* Entries shown
☆ ☆ ☆ ☆ ☆ ☆ ☆
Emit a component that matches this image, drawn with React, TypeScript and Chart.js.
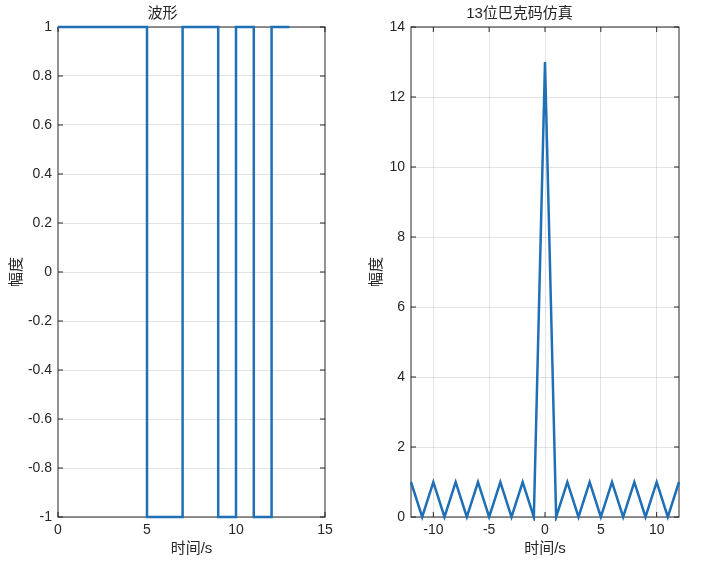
☆ ☆ ☆ ☆ ☆ ☆ ☆
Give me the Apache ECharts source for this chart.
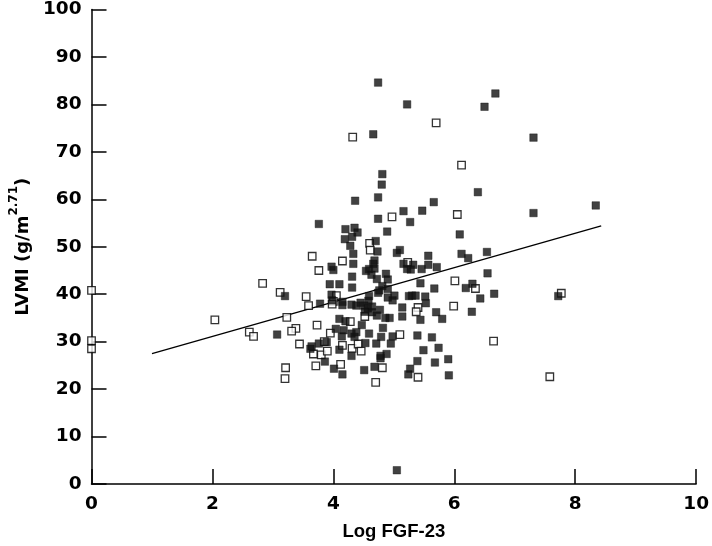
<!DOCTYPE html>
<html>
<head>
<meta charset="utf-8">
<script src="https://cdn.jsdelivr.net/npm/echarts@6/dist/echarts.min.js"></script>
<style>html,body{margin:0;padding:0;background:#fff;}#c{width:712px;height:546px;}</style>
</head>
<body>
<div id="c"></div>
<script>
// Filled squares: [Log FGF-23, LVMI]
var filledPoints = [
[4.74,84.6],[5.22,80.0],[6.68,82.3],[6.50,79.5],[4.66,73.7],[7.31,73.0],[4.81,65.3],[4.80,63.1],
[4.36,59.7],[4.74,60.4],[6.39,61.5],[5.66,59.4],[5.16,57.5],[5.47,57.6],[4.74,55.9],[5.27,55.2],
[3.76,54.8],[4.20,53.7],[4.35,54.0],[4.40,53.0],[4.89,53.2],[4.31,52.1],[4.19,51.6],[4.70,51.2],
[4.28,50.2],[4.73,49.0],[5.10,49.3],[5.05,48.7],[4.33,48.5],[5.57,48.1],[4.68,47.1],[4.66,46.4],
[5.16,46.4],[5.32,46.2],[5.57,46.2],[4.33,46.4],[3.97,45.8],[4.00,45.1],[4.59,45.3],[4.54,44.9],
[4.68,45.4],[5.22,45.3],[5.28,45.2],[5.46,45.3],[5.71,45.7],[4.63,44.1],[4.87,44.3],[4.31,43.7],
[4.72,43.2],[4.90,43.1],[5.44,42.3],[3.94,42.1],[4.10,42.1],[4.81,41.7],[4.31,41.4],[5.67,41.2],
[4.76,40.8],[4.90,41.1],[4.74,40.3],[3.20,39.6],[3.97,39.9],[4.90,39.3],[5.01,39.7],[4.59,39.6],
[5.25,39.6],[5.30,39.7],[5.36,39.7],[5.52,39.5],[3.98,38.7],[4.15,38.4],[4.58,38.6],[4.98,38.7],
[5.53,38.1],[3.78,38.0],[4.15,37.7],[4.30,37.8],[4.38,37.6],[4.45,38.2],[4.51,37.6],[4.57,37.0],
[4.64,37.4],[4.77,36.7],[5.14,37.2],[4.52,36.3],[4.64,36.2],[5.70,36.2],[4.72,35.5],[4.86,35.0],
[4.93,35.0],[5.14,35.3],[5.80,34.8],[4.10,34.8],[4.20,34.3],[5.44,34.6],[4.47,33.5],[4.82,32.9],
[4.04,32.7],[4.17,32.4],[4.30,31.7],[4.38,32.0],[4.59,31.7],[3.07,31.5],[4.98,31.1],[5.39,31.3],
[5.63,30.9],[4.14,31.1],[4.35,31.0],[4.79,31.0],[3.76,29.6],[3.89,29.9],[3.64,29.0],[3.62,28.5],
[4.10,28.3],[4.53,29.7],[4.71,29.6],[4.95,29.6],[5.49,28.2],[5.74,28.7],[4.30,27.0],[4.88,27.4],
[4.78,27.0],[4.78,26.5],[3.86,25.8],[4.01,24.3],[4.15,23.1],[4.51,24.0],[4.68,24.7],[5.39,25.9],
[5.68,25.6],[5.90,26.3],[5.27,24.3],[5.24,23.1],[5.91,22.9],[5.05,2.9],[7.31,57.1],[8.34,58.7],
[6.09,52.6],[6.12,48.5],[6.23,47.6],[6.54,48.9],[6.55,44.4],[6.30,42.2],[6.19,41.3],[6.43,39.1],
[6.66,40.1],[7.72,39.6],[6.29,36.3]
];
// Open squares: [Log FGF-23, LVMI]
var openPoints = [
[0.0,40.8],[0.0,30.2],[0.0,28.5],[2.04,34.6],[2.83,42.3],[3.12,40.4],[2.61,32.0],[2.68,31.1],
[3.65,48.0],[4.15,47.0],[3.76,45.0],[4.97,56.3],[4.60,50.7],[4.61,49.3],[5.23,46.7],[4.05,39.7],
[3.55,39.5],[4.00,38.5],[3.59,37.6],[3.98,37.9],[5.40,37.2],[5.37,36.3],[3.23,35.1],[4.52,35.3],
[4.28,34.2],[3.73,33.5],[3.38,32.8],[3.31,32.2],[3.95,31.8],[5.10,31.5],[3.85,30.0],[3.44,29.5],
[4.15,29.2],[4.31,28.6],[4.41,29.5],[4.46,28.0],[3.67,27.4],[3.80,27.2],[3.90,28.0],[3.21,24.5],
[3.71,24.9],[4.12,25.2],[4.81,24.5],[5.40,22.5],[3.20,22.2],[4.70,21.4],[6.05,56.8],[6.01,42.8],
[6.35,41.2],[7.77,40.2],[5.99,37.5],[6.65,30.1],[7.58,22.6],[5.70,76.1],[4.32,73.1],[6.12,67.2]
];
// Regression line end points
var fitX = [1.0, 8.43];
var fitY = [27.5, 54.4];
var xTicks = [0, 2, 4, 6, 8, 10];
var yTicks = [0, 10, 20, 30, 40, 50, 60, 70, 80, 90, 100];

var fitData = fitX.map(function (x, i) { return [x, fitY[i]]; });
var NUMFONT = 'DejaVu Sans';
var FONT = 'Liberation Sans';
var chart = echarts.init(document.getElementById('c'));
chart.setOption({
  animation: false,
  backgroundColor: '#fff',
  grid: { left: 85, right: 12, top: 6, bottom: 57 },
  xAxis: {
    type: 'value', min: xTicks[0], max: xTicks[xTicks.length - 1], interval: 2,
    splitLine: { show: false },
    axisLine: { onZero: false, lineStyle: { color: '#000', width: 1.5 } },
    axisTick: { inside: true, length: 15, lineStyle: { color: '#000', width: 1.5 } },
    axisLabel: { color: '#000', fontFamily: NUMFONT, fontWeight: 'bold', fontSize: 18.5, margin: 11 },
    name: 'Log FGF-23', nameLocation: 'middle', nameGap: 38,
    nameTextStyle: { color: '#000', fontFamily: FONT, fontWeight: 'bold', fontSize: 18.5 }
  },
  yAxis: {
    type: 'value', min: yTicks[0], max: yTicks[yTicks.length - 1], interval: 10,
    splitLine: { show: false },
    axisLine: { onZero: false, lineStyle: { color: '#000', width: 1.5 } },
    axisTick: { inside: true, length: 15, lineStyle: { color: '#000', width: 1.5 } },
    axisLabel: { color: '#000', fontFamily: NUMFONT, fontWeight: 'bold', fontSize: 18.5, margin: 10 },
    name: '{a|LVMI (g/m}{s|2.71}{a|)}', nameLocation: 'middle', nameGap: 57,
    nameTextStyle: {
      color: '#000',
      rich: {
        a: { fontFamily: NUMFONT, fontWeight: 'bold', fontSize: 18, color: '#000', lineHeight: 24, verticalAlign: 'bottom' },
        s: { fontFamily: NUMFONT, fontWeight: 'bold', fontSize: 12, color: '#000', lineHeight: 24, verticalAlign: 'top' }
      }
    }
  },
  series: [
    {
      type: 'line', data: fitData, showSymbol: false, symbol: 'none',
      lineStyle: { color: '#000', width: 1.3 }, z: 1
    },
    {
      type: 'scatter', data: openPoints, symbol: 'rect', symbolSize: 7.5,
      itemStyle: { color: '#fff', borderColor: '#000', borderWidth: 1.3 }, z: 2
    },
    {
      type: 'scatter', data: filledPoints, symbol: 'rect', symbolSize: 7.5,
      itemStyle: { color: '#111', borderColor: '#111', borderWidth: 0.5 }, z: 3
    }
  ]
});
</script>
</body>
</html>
☆ ☆ ☆ ☆ ☆ ☆ ☆
From the entries above, extract each line containing "this".

Emit a component that matches this image, drawn with React, TypeScript and Chart.js.
Give me the Apache ECharts source for this chart.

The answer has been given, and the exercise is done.